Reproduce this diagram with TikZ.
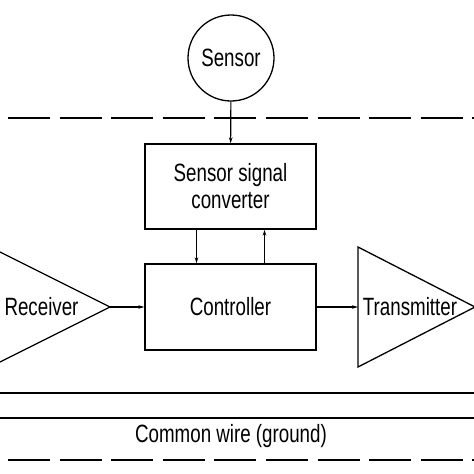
\documentclass[tikz,border=0pt]{standalone}
\usepackage{fontspec}
\setmainfont{Liberation Sans}[FakeStretch=0.75]
\usetikzlibrary{calc, positioning, arrows.meta}

\tikzset{
  block/.style={draw, line width=1.3pt, minimum width=171pt, inner sep=0pt, align=center},
  sig/.style={line width=1.1pt, -{Stealth[length=6pt, width=3.5pt]}},
  bus/.style={line width=1.2pt},
  buscut/.style={line width=1.2pt, dash pattern=on 42pt off 9.6pt},
  lbl/.style={font=\fontsize{25}{27}\selectfont, inner sep=0pt}
}

\begin{document}
\begin{tikzpicture}[x=1pt, y=-1pt]
      \clip (0,0) rectangle (474,474);

      \node[draw, circle, line width=1.3pt, minimum size=86pt, inner sep=0pt, lbl] (sensor) at (231,58) {Sensor};

      \node[block, minimum height=85pt, lbl] (conv) at (230.5,186.5) {Sensor signal\\converter};
      \node[block, minimum height=86pt, lbl] (ctrl) at (230.5,307) {Controller};

      \draw[line width=1.3pt] (-20,242) -- (110,307) -- (-20,372);
      \coordinate (rxtip) at (110,307);
      \node[lbl] (rx) at (41.5,307) {Receiver};

      \draw[line width=1.3pt] (358,247) -- (475,307) -- (358,367) -- cycle;
      \coordinate (txbase) at (358,307);
      \node[lbl] (tx) at (410,307) {Transmitter};

      \draw[sig] (sensor) -- (conv);
      \draw[sig] ([xshift=-34pt]conv.south) -- ([xshift=-34pt]ctrl.north);
      \draw[sig] ([xshift=34pt]ctrl.north) -- ([xshift=34pt]conv.south);
      \draw[sig] (rxtip) -- (ctrl);
      \draw[sig] (ctrl) -- (txbase);

      \draw[buscut] (8,118) -- (480,118);
      \draw[bus] (0,393) -- (474,393);
      \draw[bus] (0,418) -- (474,418);
      \node[lbl] (gnd) at (231,436) {Common wire (ground)};
      \draw[buscut] (8,460) -- (480,460);
  \end{tikzpicture}
\end{document}
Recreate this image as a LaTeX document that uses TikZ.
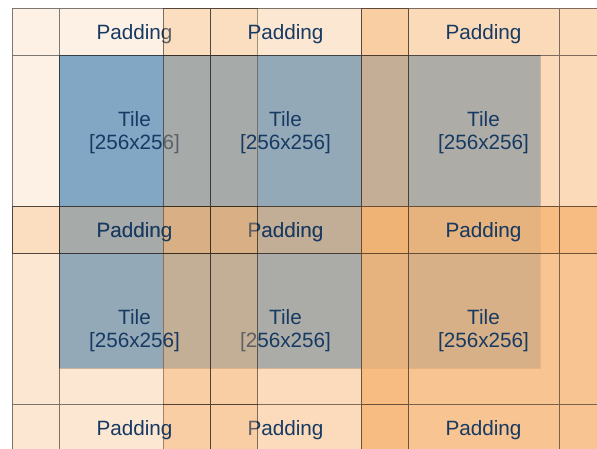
\documentclass[tikz,border=0pt]{standalone}
\usepackage{fontspec}
\setmainfont{Liberation Sans}
\definecolor{PadOrange}{RGB}{246,180,115}
\definecolor{ImgBlue}{RGB}{103,165,217}
\definecolor{LabelNavy}{RGB}{23,58,99}

\begin{document}
\begin{tikzpicture}[x=1pt,y=-1pt,
  padfill/.style={fill=PadOrange},
  cellline/.style={draw=black,draw opacity=0.5,line width=0.8pt},
  lbl/.style={text=LabelNavy,font=\fontsize{20.7}{23.5}\selectfont,align=center,inner sep=0pt}]
  \useasboundingbox (0,0) rectangle (597,448);
  \clip (0,0) rectangle (597,448);
  % image area under the tiles
  \fill[ImgBlue] (59,55) rectangle (540,368);
  \draw[cellline,draw opacity=0.3] (59,55) rectangle (540,368);
  % padded tiles: left, top, fill opacity
  \foreach \px/\py/\op [count=\k] in {12/8/0.19, 163/8/0.32, 361/8/0.49, 163/206/0.48, 361/206/0.79, 12/206/0.32}{
    \fill[padfill,fill opacity=\op] (\px,\py) rectangle ++(245,245);
    \draw[cellline] (\px,\py) rectangle ++(245,245)
      (\px+47,\py) -- ++(0,245) (\px+198,\py) -- ++(0,245)
      (\px,\py+47) -- ++(245,0) (\px,\py+198) -- ++(245,0);
    \node[lbl] (pad-top-\k) at (\px+122.5,\py+26.5) {Padding};
    \node[lbl] (tile-\k) at (\px+122.5,\py+124.5) {Tile\\{[256x256]}};
    \node[lbl] (pad-bot-\k) at (\px+122.5,\py+224.5) {Padding};
  }
\end{tikzpicture}
\end{document}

════════

Exercise
Starting at the first line of the entries, restate word for word everything through the line that holds "(rx) at (41.5,307)", both ends included, but omit any pictures.

Answer
Reproduce this diagram with TikZ.
\documentclass[tikz,border=0pt]{standalone}
\usepackage{fontspec}
\setmainfont{Liberation Sans}[FakeStretch=0.75]
\usetikzlibrary{calc, positioning, arrows.meta}

\tikzset{
  block/.style={draw, line width=1.3pt, minimum width=171pt, inner sep=0pt, align=center},
  sig/.style={line width=1.1pt, -{Stealth[length=6pt, width=3.5pt]}},
  bus/.style={line width=1.2pt},
  buscut/.style={line width=1.2pt, dash pattern=on 42pt off 9.6pt},
  lbl/.style={font=\fontsize{25}{27}\selectfont, inner sep=0pt}
}

\begin{document}
\begin{tikzpicture}[x=1pt, y=-1pt]
      \clip (0,0) rectangle (474,474);

      \node[draw, circle, line width=1.3pt, minimum size=86pt, inner sep=0pt, lbl] (sensor) at (231,58) {Sensor};

      \node[block, minimum height=85pt, lbl] (conv) at (230.5,186.5) {Sensor signal\\converter};
      \node[block, minimum height=86pt, lbl] (ctrl) at (230.5,307) {Controller};

      \draw[line width=1.3pt] (-20,242) -- (110,307) -- (-20,372);
      \coordinate (rxtip) at (110,307);
      \node[lbl] (rx) at (41.5,307) {Receiver};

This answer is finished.